The first text discussed, The Thirty-seven Practices of The Bodhisattva (rgyal sras lag len so bdun ma), by Gyelse Tokme Zangpo (rgyal sras thogs med bzang po, 1295-1369), establishes a rhetoric of altruism and renunciation that serves as a delimiting moral framework for bodhisattva activity. The second text is a portion of the Essence of Clear Light commentary on the Guhyagarbha Tantra (gsang 'grel phyogs bcu'i mun sel gyi spyi don 'od gsal snying po), by Ju Mipam Gyatso ('ju mi pham rgya mtsho, 1846-1912, himself notable for other works that directly address questions of political power and morality), that analyzes the Four Activities within the context of the bodhisattva’s compassionate intentionality. This text acknowledges both the dimension of restraint and the dimension of decisive action. The third text discussed is the 13th Dalai Lama’s last Testament, in which the Dalai Lama predicts the crises Tibet will face and describes his own actions as Tibet’s protector.
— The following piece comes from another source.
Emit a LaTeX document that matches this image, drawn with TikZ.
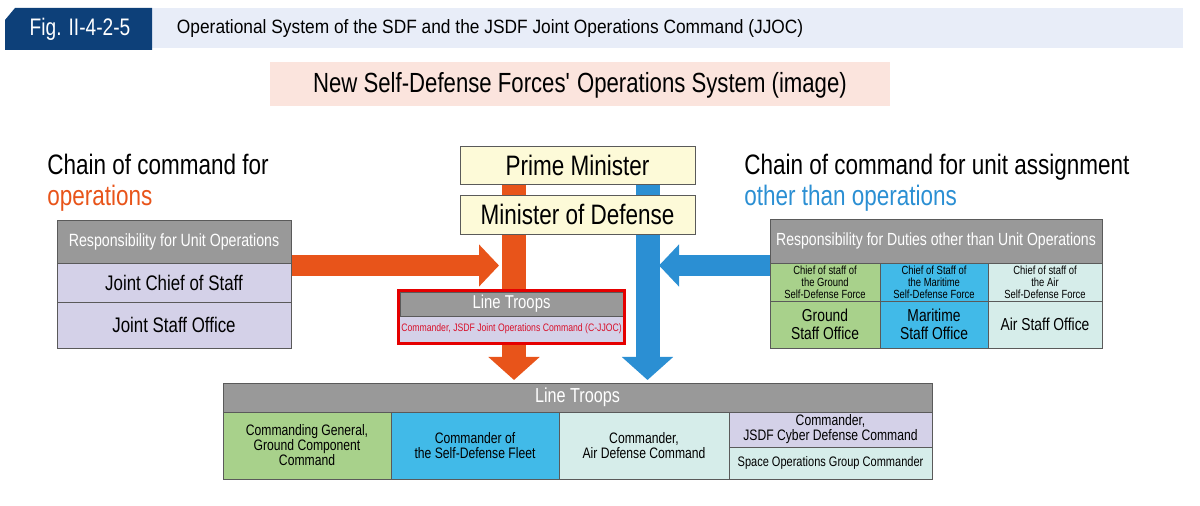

Only one text considered here is by an explicitly political figure in an explicitly political genre. Yet read together, these three texts offer an incisive commentary on the imaginal dynamics that link the figures of bodhisattva and ruler. In so doing, all three texts highlight the ambivalent nature of the figure of the sovereign. These Tibetan approaches to the exercise of political power have a further relevance as well. Offering philosophical resources for rejecting authoritarianism that go beyond those found in continental European political thought, these Tibetan theories of bodhisattva power emerge as generative for a range of contemporary contexts.
Sources:
ʼJu mi pham ʼjam dbyangs rnam rgyal rgya mtsho. “gSang ʼgrel phyogs bcuʼi mun sel gyi spyi don ʼod gsal snying po.” gSung ʼbum mi pham rgya mtsho, vol. 19, Lama Ngodrup And Sherab Drimey, 1984–1993, pp. 3–274. Buddhist Digital Resource Center (BDRC), purl.bdrc.io/resource/MW23468_11370F. [BDRC bdr:MW23468_11370F]
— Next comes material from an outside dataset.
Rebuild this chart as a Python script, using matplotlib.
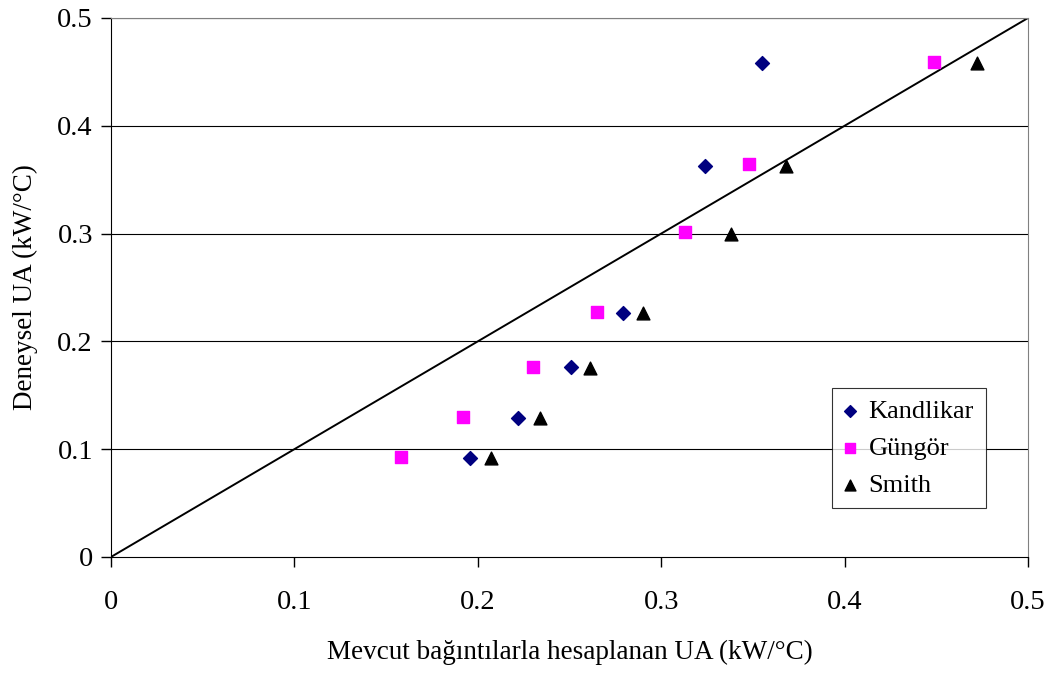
import matplotlib

matplotlib.use("Agg")
import matplotlib.pyplot as plt

# Values
kandlikar_x = [0.355, 0.324, 0.279, 0.251, 0.222, 0.196]
kandlikar_y = [0.458, 0.363, 0.226, 0.176, 0.129, 0.092]

gungor_x = [0.449, 0.348, 0.313, 0.265, 0.230, 0.192, 0.158]
gungor_y = [0.459, 0.365, 0.301, 0.227, 0.176, 0.130, 0.093]

smith_x = [0.472, 0.368, 0.338, 0.290, 0.261, 0.234, 0.207]
smith_y = [0.458, 0.363, 0.300, 0.226, 0.175, 0.129, 0.092]

ticks = [0, 0.1, 0.2, 0.3, 0.4, 0.5]
tick_labels = ["0", "0.1", "0.2", "0.3", "0.4", "0.5"]

plt.rcParams["font.family"] = ["Liberation Serif", "DejaVu Serif"]

fig = plt.figure(figsize=(10.49, 6.73), dpi=100)
ax = fig.add_axes([0.1058, 0.1724, 0.8742, 0.8009])

# gridlines
for t in ticks[1:]:
    ax.axhline(t, color="#000000", lw=0.8, zorder=1)

# y = x reference line
ax.plot([0, 0.5], [0, 0.5], color="black", lw=1.4, zorder=2)

ax.scatter(kandlikar_x, kandlikar_y, marker="D", s=50, color="#000080",
           label="Kandlikar", zorder=3)
ax.scatter(gungor_x, gungor_y, marker="s", s=65, color="#FF00FF",
           label="Güngör", zorder=3)
ax.scatter(smith_x, smith_y, marker="^", s=85, color="black",
           label="Smith", zorder=3)

ax.set_xlim(0, 0.5)
ax.set_ylim(0, 0.5)
ax.set_xticks(ticks)
ax.set_xticklabels(tick_labels)
ax.set_yticks(ticks)
ax.set_yticklabels(tick_labels)
ax.tick_params(axis="both", labelsize=20.5, direction="out", length=7,
               width=1, color="black")
ax.tick_params(axis="x", pad=17)
ax.tick_params(axis="y", pad=6)

ax.spines["left"].set_color("black")
ax.spines["bottom"].set_color("black")
ax.spines["top"].set_color("#808080")
ax.spines["right"].set_color("#808080")

ax.set_xlabel("Mevcut bağıntılarla hesaplanan UA (kW/°C)", fontsize=19.5,
              labelpad=18)
ax.set_ylabel("Deneysel UA (kW/°C)", fontsize=19.5, labelpad=14)

leg = ax.legend(loc="lower right", bbox_to_anchor=(0.954, 0.09),
                fontsize=19, frameon=True, fancybox=False, edgecolor="black",
                handlelength=0.5, handletextpad=0.45, borderpad=0.45,
                labelspacing=0.5, borderaxespad=0, markerscale=0.85)
leg.get_frame().set_linewidth(0.8)

fig.savefig("out.png", dpi=100)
“rGyal sras lag len so bdun ma.” rGyal sras thogs med kyi bkaʼ ʼbum thor bu, Kun bzang stobs rgyal, 1975, pp. 108–13. Buddhist Digital Resource Center (BDRC), purl.bdrc.io/resource/MW2CZ6641_A450BE. [BDRC bdr:MW2CZ6641_A450BE]
Lopez, Donald S., et al. 1987. The Christ and the Bodhisattva. State University of New York Press.
Mills, Martin A. 2012. “Ritual as History in Tibetan Divine Kingship: Notes on the Myth of the Khotanese Monks.” History of Religions 51:3, 219-220
Schmitt, Carl. 2005 (1922). Political Theology: Four Chapters on the Concept of Sovereignty. Translated by George Schwab. Chicago: University of Chicago Press.
Tā laʼi bla ma 13 thub bstan rgya mtsho. "lugs gnyis kyi blang dor bslab byaʼi rtsa tshig gi rim pa phyogs bkod lhaʼi rnga dbyangs (ji)." In gsung ʼbum thub bstan rgya mtsho. New Delhi: International Academy of Indian Culture, 1981–1982. Vol. 4: 338–342
Influenced by European Christian conceptions of divine power, the 20th century German legal theorist and Nazi apologist Carl Schmitt famously wrote that “Sovereign is he who decides on the exception” (Schmitt, 5). This paper approaches the problem of authoritarianism that Schmitt raises by focusing on a paradigmatic figure of power and exceptionality in Tibetan Buddhist political and religious thought, that of the bodhisattva. Examining how Tibetan Buddhist thinkers in three different time periods and political environments theorize bodhisattva power, intentionality, and action, this paper asks how these framings illuminate Tibetan debates regarding the moral dimensions of charisma and leadership, and the possibilities for freedom with respect to the state.